Reviews optimization and convex optimization in its relation to statistics. Covers the basics of unconstrained and constrained convex optimization, basics of clustering and classification, entropy, KL divergence and exponential family models, duality, modern learning algorithms like boosting, support vector machines, and variational approximations in inference. Prerequisite: experience with programming in a high level language. Offered: W.
The course will cover various methods for solving optimization problems occuring in data fitting, such as the Choleski, SVD, and conjugate gradient methods for linear least squares, algorithms for penalized least squares with L2 and L1 penalty, gradient boosting, the Marquardt method for nonlinear least squares, Newton and quasi-Newton methods, and the EM algorithm for maximum likelihood estimation. I will also discuss motivating examples from a variety of areas.
Student learning goals
General method of instruction
There will be a mixture of traditional lectures, discussion of homework assignments, and student presentations.

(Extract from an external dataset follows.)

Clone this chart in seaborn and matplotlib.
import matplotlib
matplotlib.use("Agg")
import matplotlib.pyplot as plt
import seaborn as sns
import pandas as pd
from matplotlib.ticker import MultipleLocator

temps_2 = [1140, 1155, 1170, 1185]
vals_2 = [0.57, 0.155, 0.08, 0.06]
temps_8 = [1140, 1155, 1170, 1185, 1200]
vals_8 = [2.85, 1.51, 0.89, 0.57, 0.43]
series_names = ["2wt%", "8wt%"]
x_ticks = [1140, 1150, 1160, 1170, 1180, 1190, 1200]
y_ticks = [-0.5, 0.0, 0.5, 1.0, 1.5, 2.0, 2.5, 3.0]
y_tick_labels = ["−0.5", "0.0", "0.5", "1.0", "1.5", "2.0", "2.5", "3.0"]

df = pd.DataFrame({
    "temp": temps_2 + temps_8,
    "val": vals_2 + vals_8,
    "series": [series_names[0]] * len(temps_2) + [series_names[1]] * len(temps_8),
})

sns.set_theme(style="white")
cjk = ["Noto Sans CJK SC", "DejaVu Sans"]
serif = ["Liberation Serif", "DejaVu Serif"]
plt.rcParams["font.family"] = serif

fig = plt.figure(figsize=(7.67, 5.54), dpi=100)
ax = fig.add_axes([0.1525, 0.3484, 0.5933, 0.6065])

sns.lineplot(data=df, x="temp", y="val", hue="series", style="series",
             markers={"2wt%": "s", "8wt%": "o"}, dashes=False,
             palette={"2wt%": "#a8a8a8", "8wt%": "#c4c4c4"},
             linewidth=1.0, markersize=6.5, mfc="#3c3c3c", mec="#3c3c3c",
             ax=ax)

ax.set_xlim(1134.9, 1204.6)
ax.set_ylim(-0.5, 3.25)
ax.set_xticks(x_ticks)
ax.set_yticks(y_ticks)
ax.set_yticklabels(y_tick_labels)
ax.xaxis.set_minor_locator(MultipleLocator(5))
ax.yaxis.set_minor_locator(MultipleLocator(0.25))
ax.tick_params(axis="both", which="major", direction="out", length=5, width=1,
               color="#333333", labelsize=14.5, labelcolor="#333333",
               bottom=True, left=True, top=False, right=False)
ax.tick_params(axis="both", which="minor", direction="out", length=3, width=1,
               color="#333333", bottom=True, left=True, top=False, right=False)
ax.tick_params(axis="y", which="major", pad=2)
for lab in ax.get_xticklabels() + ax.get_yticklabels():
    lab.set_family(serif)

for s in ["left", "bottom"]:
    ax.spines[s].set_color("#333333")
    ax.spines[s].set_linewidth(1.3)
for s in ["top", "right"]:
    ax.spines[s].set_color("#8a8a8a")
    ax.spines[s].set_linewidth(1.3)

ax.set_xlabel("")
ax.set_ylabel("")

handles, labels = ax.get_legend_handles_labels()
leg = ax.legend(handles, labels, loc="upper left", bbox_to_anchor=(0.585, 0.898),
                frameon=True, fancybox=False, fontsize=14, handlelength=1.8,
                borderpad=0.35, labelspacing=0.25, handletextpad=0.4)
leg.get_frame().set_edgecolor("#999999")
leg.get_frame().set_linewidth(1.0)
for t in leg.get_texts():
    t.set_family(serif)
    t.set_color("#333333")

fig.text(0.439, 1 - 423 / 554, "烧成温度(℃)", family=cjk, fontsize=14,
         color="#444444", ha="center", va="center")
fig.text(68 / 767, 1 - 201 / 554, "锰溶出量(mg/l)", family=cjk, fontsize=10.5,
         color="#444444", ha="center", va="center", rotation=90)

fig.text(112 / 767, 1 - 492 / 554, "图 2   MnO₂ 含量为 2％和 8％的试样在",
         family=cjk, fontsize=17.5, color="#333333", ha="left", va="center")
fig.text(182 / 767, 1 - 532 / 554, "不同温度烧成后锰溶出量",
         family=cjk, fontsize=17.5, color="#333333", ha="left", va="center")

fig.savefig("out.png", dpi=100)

Statistics at least on the level of Stat/Math 390: Familiarity with notions like "least squares", "conditional probability", "independence","random variable", "probability density", "covariance".

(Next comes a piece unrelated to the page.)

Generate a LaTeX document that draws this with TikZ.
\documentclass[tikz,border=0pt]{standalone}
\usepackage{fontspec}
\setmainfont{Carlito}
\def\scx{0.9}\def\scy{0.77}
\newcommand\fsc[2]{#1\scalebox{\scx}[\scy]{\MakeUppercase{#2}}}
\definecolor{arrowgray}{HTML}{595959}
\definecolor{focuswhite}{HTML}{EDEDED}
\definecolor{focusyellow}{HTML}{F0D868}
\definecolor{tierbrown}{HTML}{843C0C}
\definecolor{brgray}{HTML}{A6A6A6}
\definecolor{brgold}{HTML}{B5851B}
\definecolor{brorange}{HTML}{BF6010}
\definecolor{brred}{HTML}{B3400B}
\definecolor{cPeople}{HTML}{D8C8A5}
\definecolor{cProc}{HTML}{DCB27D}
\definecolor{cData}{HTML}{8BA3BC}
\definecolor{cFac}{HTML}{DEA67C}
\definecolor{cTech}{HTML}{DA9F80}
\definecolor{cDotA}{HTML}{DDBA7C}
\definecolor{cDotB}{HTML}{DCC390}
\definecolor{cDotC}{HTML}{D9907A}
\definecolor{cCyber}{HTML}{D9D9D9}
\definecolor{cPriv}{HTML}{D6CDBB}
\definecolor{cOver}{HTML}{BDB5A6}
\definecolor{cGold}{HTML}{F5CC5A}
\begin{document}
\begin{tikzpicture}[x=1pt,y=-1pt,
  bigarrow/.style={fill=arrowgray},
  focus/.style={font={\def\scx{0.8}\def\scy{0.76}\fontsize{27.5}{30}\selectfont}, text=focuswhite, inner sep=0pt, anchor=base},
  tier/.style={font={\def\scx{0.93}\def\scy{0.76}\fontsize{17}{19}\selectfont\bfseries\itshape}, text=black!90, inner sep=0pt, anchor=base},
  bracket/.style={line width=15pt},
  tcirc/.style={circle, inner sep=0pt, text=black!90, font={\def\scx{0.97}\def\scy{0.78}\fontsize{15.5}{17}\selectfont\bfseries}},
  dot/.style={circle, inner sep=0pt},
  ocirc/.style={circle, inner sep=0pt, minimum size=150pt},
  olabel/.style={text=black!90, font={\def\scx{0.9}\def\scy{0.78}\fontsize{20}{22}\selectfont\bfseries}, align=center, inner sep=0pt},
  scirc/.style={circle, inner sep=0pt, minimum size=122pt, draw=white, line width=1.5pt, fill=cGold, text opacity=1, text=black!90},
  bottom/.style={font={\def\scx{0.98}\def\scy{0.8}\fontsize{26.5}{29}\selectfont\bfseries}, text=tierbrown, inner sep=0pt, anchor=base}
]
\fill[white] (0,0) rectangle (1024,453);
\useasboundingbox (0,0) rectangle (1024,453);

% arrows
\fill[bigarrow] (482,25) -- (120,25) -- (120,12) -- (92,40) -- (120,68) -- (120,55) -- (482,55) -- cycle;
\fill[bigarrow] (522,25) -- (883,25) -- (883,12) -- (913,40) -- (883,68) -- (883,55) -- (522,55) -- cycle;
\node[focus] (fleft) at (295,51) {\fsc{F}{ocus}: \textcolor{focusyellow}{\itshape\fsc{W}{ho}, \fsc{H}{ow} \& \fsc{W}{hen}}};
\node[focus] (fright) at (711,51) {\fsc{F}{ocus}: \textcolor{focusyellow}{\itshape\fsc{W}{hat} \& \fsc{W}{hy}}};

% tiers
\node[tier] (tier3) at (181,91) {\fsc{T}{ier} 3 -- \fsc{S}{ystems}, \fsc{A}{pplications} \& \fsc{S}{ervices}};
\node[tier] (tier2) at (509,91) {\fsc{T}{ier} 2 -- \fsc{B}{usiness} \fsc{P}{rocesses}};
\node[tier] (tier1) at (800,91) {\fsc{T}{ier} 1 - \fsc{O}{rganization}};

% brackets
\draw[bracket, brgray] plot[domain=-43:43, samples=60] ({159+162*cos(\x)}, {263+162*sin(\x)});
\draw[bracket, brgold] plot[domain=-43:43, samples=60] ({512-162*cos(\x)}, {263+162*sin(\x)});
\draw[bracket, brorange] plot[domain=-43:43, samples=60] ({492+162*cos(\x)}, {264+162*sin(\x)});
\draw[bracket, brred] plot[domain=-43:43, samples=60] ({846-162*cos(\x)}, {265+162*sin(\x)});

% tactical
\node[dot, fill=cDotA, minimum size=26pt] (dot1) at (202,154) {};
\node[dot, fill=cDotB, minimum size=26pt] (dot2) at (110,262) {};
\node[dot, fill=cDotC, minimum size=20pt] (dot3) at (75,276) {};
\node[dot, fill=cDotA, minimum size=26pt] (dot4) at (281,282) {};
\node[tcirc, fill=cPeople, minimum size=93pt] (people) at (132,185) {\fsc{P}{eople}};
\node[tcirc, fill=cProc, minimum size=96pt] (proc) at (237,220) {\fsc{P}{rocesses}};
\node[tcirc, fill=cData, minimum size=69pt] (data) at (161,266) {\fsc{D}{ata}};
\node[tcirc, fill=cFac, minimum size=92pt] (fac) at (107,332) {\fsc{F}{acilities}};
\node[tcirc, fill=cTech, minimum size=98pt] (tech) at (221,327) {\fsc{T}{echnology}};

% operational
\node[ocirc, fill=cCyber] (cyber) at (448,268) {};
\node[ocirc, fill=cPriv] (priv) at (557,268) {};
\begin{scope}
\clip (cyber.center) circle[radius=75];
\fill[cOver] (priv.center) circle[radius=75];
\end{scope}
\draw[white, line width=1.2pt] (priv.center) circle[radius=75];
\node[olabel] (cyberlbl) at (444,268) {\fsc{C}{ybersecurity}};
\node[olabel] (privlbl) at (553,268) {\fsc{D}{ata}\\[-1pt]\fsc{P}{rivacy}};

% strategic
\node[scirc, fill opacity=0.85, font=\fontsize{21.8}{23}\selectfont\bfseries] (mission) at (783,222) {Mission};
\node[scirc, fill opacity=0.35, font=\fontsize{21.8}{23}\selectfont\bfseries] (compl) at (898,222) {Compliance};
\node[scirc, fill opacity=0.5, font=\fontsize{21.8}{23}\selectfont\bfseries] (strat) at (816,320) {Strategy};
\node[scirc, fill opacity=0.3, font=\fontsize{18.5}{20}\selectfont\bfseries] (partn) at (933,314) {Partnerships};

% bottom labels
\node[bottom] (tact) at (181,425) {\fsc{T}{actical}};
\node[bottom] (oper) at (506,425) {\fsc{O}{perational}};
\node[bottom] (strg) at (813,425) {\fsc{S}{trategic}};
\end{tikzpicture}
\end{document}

Linear Algebra: Familiarity with notions like "vector space", "norm", "inner product", "projection", "eigenvector".
Some programming experience. The class will use the R language and system, and C.
Class assignments and grading
There will be about five homeworks on the material presented in the lectures.
In addition, every student will be expected to complete a project and present it during the last week of classes. Projects can, and ideally should, be motivated by the student's research, but I also have suggestions if need arises.
The project will count for about 2/3 of the grade, the homeworks for 1/3.